→ Job: Locate and copy all lines bearing the word "matplotlib".

[BEGIN Collected data]

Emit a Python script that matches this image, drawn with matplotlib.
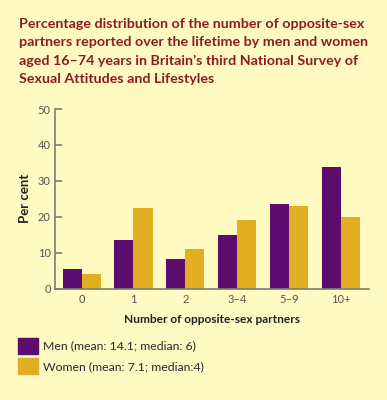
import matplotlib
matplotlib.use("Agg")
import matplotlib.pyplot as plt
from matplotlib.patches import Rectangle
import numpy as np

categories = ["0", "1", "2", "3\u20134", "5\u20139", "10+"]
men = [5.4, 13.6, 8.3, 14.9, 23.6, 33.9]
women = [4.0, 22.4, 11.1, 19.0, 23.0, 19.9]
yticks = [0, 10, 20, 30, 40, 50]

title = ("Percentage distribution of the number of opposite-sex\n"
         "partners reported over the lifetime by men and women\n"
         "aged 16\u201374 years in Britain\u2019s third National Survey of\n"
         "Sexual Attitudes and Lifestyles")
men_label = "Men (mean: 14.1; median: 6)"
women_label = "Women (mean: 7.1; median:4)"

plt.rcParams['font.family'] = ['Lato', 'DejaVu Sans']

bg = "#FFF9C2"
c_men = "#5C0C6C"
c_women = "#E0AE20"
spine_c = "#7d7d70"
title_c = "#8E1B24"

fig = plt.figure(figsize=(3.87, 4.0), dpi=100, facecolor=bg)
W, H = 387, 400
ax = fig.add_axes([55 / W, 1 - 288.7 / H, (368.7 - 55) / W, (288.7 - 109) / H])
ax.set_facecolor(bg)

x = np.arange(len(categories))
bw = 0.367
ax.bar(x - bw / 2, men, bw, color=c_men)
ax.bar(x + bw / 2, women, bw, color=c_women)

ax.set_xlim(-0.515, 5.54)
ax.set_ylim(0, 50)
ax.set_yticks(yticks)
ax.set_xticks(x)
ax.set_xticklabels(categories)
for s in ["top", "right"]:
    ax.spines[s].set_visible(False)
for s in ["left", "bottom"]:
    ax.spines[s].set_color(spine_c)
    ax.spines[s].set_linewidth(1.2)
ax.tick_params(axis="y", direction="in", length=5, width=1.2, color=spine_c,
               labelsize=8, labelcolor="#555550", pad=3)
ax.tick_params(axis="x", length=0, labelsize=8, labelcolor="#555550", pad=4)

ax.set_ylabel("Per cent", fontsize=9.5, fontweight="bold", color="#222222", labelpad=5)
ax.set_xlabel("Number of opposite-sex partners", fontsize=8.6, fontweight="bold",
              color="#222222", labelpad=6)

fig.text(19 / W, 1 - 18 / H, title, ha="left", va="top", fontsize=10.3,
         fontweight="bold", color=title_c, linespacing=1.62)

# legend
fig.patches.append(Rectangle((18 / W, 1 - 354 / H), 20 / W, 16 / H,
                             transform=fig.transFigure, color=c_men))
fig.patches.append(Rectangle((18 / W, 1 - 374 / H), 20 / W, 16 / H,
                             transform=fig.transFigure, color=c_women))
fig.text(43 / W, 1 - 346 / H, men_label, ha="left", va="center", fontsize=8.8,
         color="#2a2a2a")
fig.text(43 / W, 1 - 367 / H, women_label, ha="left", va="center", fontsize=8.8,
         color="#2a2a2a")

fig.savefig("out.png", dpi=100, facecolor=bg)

[END Collected data]

→ Solution to the problem:
Emit a Python script that matches this image, drawn with matplotlib.
import matplotlib
matplotlib.use("Agg")
import matplotlib.pyplot as plt
from matplotlib.patches import Rectangle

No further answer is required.